Thursday, March 3, 2011

Grace-based Pride

Thursday 3/3/2011 4:36 AM
A couple of weeks ago I committed to change the inner voice I hear that tells me I am not good enough.  Over the past couple of weeks I have had a few times where I have been successful at this but the majority of the time I make some disparaging remark about myself.  The good news is that I recognize that I did it immediately afterward and see that I need to slow down my response time so I have a chance to think about what I will verbalize rather than simply reacting.

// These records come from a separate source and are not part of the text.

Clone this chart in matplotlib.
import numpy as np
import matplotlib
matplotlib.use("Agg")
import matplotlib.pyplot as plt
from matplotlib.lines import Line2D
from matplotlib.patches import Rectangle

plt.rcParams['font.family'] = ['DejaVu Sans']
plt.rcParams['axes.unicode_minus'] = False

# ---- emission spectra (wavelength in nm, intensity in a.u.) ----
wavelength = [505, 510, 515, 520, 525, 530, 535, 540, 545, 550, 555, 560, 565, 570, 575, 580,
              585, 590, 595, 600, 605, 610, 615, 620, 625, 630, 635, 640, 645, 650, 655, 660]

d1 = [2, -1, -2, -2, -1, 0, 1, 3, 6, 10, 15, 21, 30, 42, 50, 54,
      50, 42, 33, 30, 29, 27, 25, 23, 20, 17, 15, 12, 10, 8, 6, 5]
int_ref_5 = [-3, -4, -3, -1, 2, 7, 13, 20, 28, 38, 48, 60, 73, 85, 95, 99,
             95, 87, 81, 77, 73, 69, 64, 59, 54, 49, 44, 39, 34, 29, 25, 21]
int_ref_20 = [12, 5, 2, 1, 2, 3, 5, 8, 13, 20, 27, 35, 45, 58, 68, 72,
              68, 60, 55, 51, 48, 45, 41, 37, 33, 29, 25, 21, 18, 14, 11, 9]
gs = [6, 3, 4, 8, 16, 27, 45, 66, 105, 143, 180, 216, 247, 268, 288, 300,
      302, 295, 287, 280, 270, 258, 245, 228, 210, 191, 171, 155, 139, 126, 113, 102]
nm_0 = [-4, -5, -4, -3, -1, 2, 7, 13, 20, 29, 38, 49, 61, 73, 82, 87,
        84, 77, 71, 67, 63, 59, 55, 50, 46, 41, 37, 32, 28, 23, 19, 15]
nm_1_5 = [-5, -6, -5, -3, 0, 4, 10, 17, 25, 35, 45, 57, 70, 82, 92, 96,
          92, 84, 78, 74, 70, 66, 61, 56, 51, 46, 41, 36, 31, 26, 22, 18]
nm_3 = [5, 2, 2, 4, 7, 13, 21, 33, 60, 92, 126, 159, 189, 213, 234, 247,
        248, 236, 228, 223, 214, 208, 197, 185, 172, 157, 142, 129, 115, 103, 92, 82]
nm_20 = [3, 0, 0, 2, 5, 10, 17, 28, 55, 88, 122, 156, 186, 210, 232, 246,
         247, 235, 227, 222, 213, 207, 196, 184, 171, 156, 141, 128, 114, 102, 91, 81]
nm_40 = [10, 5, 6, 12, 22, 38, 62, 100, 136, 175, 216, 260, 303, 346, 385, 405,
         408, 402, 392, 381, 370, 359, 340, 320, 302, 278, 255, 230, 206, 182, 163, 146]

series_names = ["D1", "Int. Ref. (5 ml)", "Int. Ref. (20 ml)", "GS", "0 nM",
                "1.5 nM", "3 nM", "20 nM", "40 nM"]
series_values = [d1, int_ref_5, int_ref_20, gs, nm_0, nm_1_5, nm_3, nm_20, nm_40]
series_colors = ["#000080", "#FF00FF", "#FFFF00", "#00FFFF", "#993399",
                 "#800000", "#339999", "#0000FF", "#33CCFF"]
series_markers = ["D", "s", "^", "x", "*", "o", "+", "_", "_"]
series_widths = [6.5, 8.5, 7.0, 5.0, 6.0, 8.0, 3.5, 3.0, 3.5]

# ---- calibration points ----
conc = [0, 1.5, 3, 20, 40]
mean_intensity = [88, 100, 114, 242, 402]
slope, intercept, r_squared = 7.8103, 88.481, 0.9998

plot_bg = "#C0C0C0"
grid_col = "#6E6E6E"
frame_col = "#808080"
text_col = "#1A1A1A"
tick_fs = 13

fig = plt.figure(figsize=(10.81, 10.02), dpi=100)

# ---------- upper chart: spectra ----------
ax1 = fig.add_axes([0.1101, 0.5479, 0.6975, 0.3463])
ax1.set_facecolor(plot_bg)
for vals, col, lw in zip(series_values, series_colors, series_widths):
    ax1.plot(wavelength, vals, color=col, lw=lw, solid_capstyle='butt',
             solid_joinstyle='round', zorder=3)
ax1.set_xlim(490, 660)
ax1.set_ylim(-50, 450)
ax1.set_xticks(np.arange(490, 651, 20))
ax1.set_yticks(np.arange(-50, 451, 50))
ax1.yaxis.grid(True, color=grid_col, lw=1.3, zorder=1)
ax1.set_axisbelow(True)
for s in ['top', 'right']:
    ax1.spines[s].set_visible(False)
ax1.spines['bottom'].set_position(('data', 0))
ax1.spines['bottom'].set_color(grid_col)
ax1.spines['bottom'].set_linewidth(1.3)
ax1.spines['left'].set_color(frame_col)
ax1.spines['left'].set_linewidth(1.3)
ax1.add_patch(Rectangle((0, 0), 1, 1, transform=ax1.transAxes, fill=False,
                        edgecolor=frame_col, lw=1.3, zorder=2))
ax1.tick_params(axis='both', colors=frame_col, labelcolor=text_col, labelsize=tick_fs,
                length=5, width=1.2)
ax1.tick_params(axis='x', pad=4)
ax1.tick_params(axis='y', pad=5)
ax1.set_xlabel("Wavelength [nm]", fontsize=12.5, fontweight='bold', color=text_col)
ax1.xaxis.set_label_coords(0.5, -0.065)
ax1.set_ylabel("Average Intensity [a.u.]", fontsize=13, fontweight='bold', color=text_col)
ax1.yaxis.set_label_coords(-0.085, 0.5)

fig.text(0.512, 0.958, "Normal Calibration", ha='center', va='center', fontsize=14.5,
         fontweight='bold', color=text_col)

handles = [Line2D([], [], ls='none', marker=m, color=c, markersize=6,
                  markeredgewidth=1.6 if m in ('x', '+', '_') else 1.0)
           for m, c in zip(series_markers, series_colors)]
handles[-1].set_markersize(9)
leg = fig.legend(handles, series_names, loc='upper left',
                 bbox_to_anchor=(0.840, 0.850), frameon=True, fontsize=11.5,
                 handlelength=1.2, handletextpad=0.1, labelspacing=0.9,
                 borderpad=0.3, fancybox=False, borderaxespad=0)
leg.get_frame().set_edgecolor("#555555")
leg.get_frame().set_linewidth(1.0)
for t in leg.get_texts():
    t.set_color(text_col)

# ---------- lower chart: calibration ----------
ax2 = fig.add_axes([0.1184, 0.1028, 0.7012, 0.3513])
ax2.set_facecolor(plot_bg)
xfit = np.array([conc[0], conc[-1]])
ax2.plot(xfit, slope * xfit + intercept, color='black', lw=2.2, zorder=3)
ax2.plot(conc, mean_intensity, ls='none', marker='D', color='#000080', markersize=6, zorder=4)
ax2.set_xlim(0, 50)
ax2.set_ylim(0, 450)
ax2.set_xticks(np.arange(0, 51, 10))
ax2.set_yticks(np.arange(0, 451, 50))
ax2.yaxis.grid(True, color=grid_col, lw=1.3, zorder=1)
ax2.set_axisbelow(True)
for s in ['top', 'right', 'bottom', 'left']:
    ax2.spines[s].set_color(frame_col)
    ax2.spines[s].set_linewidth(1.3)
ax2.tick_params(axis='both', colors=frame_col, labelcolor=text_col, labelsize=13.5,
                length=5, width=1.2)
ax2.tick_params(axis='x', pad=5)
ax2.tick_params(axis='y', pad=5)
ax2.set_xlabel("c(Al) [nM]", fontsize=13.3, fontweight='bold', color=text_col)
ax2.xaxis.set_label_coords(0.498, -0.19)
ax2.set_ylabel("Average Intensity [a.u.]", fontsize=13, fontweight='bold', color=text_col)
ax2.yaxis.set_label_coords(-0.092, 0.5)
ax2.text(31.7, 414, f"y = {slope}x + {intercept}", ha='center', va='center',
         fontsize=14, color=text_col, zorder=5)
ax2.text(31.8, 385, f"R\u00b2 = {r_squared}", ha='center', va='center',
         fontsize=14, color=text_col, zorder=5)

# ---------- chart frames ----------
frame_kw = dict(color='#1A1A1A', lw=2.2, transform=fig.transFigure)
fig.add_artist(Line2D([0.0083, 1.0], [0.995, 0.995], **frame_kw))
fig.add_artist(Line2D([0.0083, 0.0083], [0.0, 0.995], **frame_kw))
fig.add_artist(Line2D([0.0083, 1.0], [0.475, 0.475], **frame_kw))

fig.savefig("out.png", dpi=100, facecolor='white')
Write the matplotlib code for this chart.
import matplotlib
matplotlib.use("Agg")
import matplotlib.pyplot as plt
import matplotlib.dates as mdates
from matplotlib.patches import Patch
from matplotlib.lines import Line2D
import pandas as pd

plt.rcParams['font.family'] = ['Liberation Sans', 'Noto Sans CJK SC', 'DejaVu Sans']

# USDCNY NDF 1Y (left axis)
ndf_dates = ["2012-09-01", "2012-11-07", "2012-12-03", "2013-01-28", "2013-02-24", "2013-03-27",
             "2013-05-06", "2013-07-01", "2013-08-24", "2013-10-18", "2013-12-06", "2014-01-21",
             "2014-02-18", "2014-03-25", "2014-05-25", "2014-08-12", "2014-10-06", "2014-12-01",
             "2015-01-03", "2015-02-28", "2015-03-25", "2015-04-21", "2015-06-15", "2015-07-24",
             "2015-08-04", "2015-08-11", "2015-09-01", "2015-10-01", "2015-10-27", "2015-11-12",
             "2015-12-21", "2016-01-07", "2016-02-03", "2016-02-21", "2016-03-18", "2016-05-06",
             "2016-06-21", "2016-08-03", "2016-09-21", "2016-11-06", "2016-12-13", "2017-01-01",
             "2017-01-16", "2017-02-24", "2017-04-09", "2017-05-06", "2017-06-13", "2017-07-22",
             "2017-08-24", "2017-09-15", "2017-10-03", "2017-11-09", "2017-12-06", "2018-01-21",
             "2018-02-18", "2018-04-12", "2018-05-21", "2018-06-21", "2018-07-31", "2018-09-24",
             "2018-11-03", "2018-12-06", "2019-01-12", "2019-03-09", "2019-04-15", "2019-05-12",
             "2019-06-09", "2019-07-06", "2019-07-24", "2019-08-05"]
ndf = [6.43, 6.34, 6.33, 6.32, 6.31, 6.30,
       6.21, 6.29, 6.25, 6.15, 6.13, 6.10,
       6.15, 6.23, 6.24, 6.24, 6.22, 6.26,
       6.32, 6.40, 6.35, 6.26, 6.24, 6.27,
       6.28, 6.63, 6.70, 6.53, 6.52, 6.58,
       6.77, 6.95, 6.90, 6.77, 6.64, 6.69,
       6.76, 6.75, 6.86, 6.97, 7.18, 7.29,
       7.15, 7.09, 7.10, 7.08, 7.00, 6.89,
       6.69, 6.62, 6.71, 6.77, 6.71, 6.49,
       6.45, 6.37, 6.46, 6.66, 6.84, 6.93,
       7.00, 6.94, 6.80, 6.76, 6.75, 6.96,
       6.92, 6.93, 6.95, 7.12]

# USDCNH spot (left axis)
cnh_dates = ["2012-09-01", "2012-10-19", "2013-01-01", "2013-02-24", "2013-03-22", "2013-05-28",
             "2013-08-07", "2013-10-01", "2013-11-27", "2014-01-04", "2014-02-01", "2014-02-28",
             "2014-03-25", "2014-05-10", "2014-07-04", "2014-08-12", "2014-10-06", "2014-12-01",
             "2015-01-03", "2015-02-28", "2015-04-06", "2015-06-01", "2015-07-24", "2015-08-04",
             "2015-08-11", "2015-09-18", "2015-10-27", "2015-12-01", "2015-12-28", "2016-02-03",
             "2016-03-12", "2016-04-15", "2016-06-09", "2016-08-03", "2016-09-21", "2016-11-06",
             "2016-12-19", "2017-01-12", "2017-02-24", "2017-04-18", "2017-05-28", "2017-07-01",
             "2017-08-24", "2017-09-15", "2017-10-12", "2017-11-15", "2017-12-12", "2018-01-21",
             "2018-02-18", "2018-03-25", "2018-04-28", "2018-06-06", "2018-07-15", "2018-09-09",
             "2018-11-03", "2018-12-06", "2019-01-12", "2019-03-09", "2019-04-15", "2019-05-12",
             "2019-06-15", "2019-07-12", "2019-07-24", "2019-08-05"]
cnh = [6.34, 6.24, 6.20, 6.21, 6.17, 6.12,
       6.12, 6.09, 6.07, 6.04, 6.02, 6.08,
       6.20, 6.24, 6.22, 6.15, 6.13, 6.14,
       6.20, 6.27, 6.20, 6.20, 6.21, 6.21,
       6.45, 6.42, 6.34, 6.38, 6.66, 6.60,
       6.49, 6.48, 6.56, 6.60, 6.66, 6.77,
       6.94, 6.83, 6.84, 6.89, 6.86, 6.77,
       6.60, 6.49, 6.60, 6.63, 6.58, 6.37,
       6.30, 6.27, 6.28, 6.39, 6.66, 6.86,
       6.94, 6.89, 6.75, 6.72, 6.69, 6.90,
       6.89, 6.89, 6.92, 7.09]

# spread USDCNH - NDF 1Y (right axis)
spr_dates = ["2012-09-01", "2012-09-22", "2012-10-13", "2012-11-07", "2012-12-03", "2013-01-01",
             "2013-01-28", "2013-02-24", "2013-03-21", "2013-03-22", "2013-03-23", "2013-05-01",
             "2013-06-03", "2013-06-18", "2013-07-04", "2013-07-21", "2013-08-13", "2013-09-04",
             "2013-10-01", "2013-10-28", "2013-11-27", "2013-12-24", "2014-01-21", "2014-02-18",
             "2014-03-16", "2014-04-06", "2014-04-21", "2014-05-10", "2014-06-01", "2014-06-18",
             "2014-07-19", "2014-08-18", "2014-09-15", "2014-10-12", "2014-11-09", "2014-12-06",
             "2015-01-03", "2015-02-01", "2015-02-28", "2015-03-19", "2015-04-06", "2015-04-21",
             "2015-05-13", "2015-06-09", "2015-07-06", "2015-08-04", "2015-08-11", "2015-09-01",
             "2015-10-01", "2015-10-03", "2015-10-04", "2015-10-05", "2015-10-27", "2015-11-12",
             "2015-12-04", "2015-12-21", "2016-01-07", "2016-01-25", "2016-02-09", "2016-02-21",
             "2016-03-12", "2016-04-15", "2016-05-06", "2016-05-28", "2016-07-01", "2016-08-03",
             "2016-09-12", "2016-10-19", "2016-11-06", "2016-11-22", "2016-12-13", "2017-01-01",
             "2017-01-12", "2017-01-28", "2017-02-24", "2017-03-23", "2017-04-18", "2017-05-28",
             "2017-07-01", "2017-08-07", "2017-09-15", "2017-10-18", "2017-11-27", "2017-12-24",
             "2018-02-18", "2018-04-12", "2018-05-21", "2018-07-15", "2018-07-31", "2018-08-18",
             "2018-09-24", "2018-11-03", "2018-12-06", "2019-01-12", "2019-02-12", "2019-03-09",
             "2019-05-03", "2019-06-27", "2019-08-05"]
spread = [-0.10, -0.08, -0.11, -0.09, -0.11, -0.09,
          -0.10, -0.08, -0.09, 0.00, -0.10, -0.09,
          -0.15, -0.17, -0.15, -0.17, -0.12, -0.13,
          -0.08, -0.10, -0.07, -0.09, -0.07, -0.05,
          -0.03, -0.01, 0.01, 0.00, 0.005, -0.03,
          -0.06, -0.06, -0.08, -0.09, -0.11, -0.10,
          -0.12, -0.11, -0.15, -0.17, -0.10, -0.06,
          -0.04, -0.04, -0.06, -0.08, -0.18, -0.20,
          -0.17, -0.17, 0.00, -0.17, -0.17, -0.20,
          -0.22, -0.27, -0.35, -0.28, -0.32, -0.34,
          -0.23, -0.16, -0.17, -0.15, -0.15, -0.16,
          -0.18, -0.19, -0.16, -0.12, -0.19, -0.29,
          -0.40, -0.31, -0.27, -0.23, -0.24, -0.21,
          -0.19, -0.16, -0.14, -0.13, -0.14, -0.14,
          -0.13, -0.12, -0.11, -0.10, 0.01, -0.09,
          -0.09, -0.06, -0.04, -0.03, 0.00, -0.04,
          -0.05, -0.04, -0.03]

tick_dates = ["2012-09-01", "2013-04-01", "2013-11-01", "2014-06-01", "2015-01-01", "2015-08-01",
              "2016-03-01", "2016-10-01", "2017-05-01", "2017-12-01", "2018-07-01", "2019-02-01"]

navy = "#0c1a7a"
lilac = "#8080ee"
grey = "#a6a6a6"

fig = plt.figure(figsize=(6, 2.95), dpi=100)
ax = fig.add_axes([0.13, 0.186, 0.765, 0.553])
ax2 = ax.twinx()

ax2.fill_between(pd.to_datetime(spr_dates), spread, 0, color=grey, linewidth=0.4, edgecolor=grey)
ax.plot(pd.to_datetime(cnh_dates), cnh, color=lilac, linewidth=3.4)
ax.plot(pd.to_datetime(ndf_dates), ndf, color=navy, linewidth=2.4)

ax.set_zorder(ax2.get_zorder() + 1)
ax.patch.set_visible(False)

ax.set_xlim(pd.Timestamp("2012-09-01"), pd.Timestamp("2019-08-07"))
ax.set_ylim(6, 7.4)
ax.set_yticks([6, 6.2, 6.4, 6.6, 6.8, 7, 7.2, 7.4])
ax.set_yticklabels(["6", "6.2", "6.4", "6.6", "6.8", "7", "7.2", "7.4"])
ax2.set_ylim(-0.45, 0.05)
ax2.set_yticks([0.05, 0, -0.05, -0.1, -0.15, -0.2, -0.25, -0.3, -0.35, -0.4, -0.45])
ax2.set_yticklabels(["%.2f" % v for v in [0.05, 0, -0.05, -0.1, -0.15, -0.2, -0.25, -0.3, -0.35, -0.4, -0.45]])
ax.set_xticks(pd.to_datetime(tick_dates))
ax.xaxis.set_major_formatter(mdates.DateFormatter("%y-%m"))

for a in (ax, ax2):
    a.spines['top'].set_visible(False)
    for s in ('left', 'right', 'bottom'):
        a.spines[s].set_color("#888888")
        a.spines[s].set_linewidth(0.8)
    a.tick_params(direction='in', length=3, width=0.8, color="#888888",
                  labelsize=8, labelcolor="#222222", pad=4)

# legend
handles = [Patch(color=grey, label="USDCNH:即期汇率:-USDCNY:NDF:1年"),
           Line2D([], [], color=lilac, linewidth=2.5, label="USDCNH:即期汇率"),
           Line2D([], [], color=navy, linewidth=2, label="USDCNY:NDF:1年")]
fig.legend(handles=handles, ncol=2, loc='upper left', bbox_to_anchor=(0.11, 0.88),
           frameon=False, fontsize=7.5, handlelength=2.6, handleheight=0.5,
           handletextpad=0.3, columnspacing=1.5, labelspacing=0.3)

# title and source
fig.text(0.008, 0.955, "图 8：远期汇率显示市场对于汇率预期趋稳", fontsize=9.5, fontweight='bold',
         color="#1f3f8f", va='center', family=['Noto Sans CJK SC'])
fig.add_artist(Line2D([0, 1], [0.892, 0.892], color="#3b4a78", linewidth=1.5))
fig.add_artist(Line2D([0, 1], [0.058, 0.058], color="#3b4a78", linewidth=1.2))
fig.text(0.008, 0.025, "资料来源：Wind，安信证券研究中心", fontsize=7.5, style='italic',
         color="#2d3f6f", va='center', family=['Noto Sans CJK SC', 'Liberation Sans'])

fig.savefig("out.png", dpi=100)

Today I read 2 Samuel 22:30, David’s response after successfully defeating the Philistines, “With your help I can advance against a troop; with my God I can scale a wall.”  Lewis Smedes makes some interesting observations that I should take to heart.  “A person who has experienced grace knows that what she is and what she has are gifts from God, so when she feels pride, she feels gratitude with the same impulse.  We could put the difference between graceless arrogance and grace-based pride this way: arrogance is pride without gratitude, while grace-given pride is nothing but gratitude.  A person with hubris thinks he is God.  A person with grace-based pride thanks his God.  Grace-based pride is a kind of elation, especially about something we have accomplished.  When we feel elation, we simply must share it; we have to show somebody what we have done so they can share our pride.”
Growing up I was always under the impression that pride was a bad thing and humility was to be sought out.  Verses like James 4:6, “God opposes the proud but gives grace to the humble,” affirmed that point of view, so when I hear the phrase grace-based pride it seems oxymoronic.  The kind of elation described by Smedes is something I experience when I have accomplished something but I have always seen it as something negative instead of something positive.  Last week I received a copy of the article that will be printed in next month’s Math Teacher magazine.  I am proud of that accomplishment and I would like to share it with my colleagues and friends.  I recognize that the patterns I discovered, which generated the article, and the ability I had to discover the patterns were both made and given by God so I should be able to experience the grace-based pride Smedes describes.  But something inside me says that to mention it would be bragging and I would be trying to show off.  As a consequence I don’t say anything and I feel frustrated rather than elated.
David recognized that God gave him the ability to advance against a troop and to scale a wall and was also able to celebrate his accomplishments with others.  I would like to experience that same celebratory feeling without the tinge of guilt for being proud of what I have done.  However, the habits of a lifetime die hard.  My assigned reading today included Isaiah 58:8, a single verse removed from its context of what constitutes true fasting.  It says, “Then your light will break forth like the dawn, and your healing will quickly appear.”  This morning God used that verse to give me hope that the light of God’s goodness will break forth in my life and that I can be healed from the feelings of frustration that are my constant companions to experience the elation of grace-based pride.